Reproduce the listing below exactly. Pictures do not belong in the copy.

******************************

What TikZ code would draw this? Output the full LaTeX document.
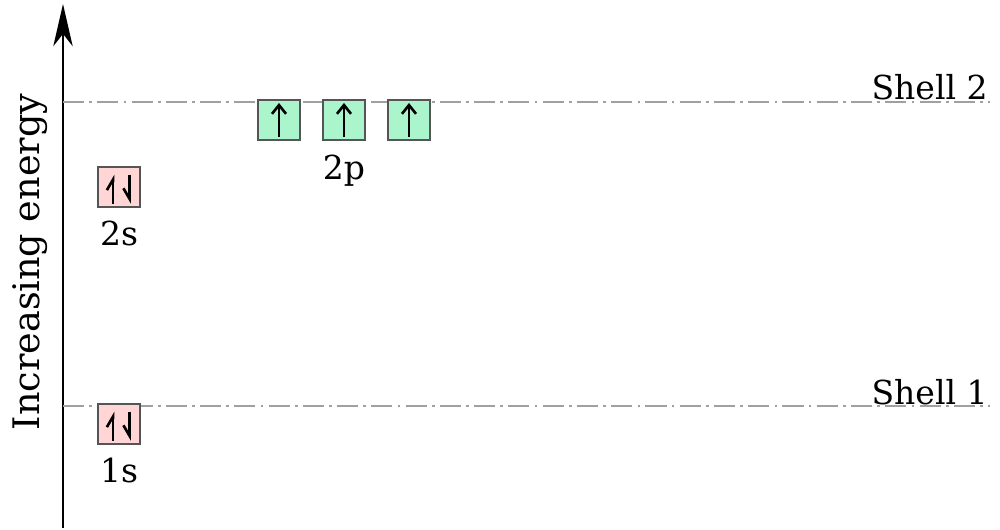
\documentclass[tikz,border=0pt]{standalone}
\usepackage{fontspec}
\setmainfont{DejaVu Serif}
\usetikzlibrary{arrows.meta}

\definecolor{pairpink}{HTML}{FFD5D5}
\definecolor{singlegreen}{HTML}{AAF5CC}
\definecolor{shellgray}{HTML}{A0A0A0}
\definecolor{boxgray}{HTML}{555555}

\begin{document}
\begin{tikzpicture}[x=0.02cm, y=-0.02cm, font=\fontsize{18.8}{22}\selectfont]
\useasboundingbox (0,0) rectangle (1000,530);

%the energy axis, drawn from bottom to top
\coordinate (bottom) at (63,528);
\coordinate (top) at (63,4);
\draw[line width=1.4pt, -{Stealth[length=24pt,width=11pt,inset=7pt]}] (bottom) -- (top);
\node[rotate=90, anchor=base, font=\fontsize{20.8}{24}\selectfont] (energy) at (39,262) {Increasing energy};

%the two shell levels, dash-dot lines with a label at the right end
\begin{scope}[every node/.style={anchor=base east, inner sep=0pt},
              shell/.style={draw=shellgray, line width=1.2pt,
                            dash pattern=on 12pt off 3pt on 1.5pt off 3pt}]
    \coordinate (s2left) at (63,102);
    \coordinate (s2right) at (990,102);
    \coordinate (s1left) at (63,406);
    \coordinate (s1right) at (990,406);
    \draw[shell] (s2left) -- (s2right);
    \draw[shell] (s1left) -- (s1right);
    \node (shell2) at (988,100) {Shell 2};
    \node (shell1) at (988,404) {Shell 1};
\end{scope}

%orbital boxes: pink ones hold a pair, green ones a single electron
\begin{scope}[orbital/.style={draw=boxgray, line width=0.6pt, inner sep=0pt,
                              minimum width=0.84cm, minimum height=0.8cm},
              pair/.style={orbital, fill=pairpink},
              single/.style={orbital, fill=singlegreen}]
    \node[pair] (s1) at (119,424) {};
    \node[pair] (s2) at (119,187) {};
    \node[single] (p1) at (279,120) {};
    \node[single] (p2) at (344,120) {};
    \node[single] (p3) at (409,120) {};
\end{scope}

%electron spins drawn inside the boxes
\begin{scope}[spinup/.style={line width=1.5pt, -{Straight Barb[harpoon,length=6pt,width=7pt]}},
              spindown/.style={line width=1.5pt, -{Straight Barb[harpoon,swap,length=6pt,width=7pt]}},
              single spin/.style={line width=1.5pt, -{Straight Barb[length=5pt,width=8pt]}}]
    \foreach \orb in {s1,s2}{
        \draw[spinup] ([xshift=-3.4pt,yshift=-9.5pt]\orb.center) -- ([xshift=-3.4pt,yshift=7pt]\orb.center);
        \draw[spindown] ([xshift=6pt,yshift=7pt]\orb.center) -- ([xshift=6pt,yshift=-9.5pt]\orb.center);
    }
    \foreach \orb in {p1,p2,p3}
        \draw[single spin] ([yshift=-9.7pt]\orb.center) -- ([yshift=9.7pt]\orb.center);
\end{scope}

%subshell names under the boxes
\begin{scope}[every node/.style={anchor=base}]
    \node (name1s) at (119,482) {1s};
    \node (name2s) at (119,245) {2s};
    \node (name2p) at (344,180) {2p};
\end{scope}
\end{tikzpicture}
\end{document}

******************************

Complete answer:
What TikZ code would draw this? Output the full LaTeX document.
\documentclass[tikz,border=0pt]{standalone}
\usepackage{fontspec}
\setmainfont{DejaVu Serif}
\usetikzlibrary{arrows.meta}

\definecolor{pairpink}{HTML}{FFD5D5}
\definecolor{singlegreen}{HTML}{AAF5CC}
\definecolor{shellgray}{HTML}{A0A0A0}
\definecolor{boxgray}{HTML}{555555}

\begin{document}
\begin{tikzpicture}[x=0.02cm, y=-0.02cm, font=\fontsize{18.8}{22}\selectfont]
\useasboundingbox (0,0) rectangle (1000,530);

%the energy axis, drawn from bottom to top
\coordinate (bottom) at (63,528);
\coordinate (top) at (63,4);
\draw[line width=1.4pt, -{Stealth[length=24pt,width=11pt,inset=7pt]}] (bottom) -- (top);
\node[rotate=90, anchor=base, font=\fontsize{20.8}{24}\selectfont] (energy) at (39,262) {Increasing energy};

%the two shell levels, dash-dot lines with a label at the right end
\begin{scope}[every node/.style={anchor=base east, inner sep=0pt},
              shell/.style={draw=shellgray, line width=1.2pt,
                            dash pattern=on 12pt off 3pt on 1.5pt off 3pt}]
    \coordinate (s2left) at (63,102);
    \coordinate (s2right) at (990,102);
    \coordinate (s1left) at (63,406);
    \coordinate (s1right) at (990,406);
    \draw[shell] (s2left) -- (s2right);
    \draw[shell] (s1left) -- (s1right);
    \node (shell2) at (988,100) {Shell 2};
    \node (shell1) at (988,404) {Shell 1};
\end{scope}

%orbital boxes: pink ones hold a pair, green ones a single electron
\begin{scope}[orbital/.style={draw=boxgray, line width=0.6pt, inner sep=0pt,
                              minimum width=0.84cm, minimum height=0.8cm},
              pair/.style={orbital, fill=pairpink},
              single/.style={orbital, fill=singlegreen}]
    \node[pair] (s1) at (119,424) {};
    \node[pair] (s2) at (119,187) {};
    \node[single] (p1) at (279,120) {};
    \node[single] (p2) at (344,120) {};
    \node[single] (p3) at (409,120) {};
\end{scope}

%electron spins drawn inside the boxes
\begin{scope}[spinup/.style={line width=1.5pt, -{Straight Barb[harpoon,length=6pt,width=7pt]}},
              spindown/.style={line width=1.5pt, -{Straight Barb[harpoon,swap,length=6pt,width=7pt]}},
              single spin/.style={line width=1.5pt, -{Straight Barb[length=5pt,width=8pt]}}]
    \foreach \orb in {s1,s2}{
        \draw[spinup] ([xshift=-3.4pt,yshift=-9.5pt]\orb.center) -- ([xshift=-3.4pt,yshift=7pt]\orb.center);
        \draw[spindown] ([xshift=6pt,yshift=7pt]\orb.center) -- ([xshift=6pt,yshift=-9.5pt]\orb.center);
    }
    \foreach \orb in {p1,p2,p3}
        \draw[single spin] ([yshift=-9.7pt]\orb.center) -- ([yshift=9.7pt]\orb.center);
\end{scope}

%subshell names under the boxes
\begin{scope}[every node/.style={anchor=base}]
    \node (name1s) at (119,482) {1s};
    \node (name2s) at (119,245) {2s};
    \node (name2p) at (344,180) {2p};
\end{scope}
\end{tikzpicture}
\end{document}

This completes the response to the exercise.